The accuracy of the equipment is a factor, as an improperly calibrated alignment machine will provide incorrect readings, leading to wrong adjustments. If the thrust angle is not properly set, especially on vehicles with independent rear suspension, the front and rear axles will not be parallel. This causes the car to constantly drive at a slight angle, which the driver must correct for, creating a sensation identical to a constant pull.
Brake System or Structural Damage
Less common but more severe causes of vehicle pulling involve issues outside of the steering and suspension geometry. A sticking or seizing brake caliper on one wheel creates a constant, low-level drag that mimics a pull. This issue is often intermittent or becomes more noticeable after extended driving, as heat causes the caliper piston to bind and prevent the brake pads from fully retracting. The resulting friction acts as a constant retarding force on one side.
The most challenging issue to correct is damage to the vehicle’s underlying structure or frame, which typically occurs during a collision. Frame damage alters the fixed mounting points where the suspension components attach to the chassis, meaning the geometric relationships cannot be restored to factory specifications. Even with brand-new control arms and bushings, the suspension pickup points are physically displaced, making it impossible to achieve the correct camber, caster, and toe angles.

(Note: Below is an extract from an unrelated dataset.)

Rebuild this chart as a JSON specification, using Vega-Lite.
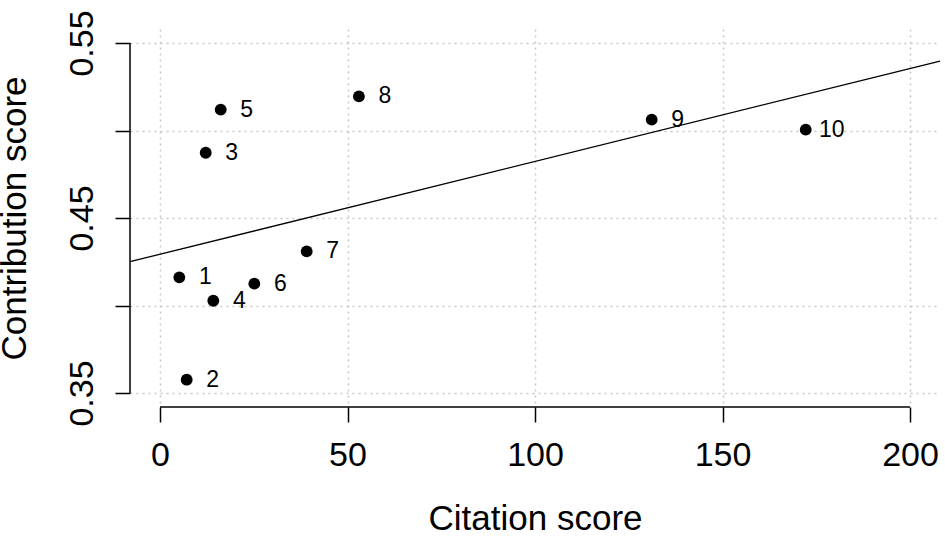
{
  "$schema": "https://vega.github.io/schema/vega-lite/v6.json",
  "width": 810,
  "height": 378,
  "autosize": "none",
  "padding": {"left": 130, "top": 29, "right": 5, "bottom": 131},
  "background": "white",
  "config": {"view": {"stroke": null}, "font": "Liberation Sans"},
  "data": {"values": [
    {"id": "1", "citation": 5.15, "contribution": 0.4161},
    {"id": "2", "citation": 7.12, "contribution": 0.3576},
    {"id": "3", "citation": 12.19, "contribution": 0.4873},
    {"id": "4", "citation": 14.21, "contribution": 0.4027},
    {"id": "5", "citation": 16.19, "contribution": 0.5119},
    {"id": "6", "citation": 25.15, "contribution": 0.4125},
    {"id": "7", "citation": 39.12, "contribution": 0.4309},
    {"id": "8", "citation": 53.04, "contribution": 0.5195},
    {"id": "9", "citation": 131.12, "contribution": 0.5062},
    {"id": "10", "citation": 172.19, "contribution": 0.5005}
  ]},
  "layer": [
    {
      "mark": {"type": "circle", "size": 140, "color": "black", "opacity": 1},
      "encoding": {
        "x": {
          "field": "citation", "type": "quantitative",
          "scale": {"domain": [-8, 208], "nice": false, "zero": false},
          "axis": {
            "values": [0, 50, 100, 150, 200],
            "domain": false,
            "tickSize": 15, "tickColor": "black", "tickWidth": 1.5,
            "labelFontSize": 34, "labelColor": "black", "labelPadding": 16,
            "labelFlush": false, "labelOverlap": false,
            "grid": true, "gridDash": [2, 4], "gridColor": "#c8c8c8", "gridWidth": 1.5,
            "title": "Citation score", "titleFontSize": 35, "titleFontWeight": "normal",
            "titleColor": "black", "titleY": 122, "titleBaseline": "alphabetic"
          }
        },
        "y": {
          "field": "contribution", "type": "quantitative",
          "scale": {"domain": [0.342, 0.558], "nice": false, "zero": false},
          "axis": {
            "values": [0.35, 0.4, 0.45, 0.5, 0.55],
            "format": ".2f",
            "labelExpr": "datum.value == 0.4 || datum.value == 0.5 ? '' : datum.label",
            "domain": false,
            "tickSize": 15, "tickColor": "black", "tickWidth": 1.5,
            "labelFontSize": 34, "labelColor": "black", "labelPadding": 16,
            "labelAngle": -90, "labelAlign": "center", "labelBaseline": "bottom",
            "labelFlush": false, "labelOverlap": false,
            "grid": true, "gridDash": [2, 4], "gridColor": "#c8c8c8", "gridWidth": 1.5,
            "title": "Contribution score", "titleFontSize": 35, "titleFontWeight": "normal",
            "titleColor": "black", "titleAngle": -90, "titleX": -105, "titleY": 189,
            "titleAlign": "center", "titleBaseline": "alphabetic"
          }
        }
      }
    },
    {
      "mark": {"type": "text", "dx": 26, "align": "center", "baseline": "middle", "fontSize": 23, "color": "black"},
      "encoding": {
        "x": {"field": "citation", "type": "quantitative"},
        "y": {"field": "contribution", "type": "quantitative"},
        "text": {"field": "id"}
      }
    },
    {
      "transform": [{"regression": "contribution", "on": "citation", "extent": [-8, 208]}],
      "mark": {"type": "line", "color": "black", "strokeWidth": 1.3},
      "encoding": {
        "x": {"field": "citation", "type": "quantitative"},
        "y": {"field": "contribution", "type": "quantitative"}
      }
    },
    {
      "data": {"values": [{}]},
      "mark": {"type": "rule", "color": "black", "strokeWidth": 1.5},
      "encoding": {"x": {"datum": 0}, "x2": {"datum": 200}, "y": {"datum": 0.342}}
    },
    {
      "data": {"values": [{}]},
      "mark": {"type": "rule", "color": "black", "strokeWidth": 1.5},
      "encoding": {"x": {"datum": -8}, "y": {"datum": 0.35}, "y2": {"datum": 0.55}}
    }
  ]
}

If the alignment printout shows certain angles remain outside the green specification range, despite the technician’s best efforts, it suggests the structure itself is bent. In these cases, no amount of adjustment will correct the pull, requiring specialized frame straightening equipment to restore the chassis’s integrity before a successful alignment can be performed. The sporadic nature of a brake pull and the constant, uncorrectable nature of a frame pull distinguish these issues from tire or suspension component wear.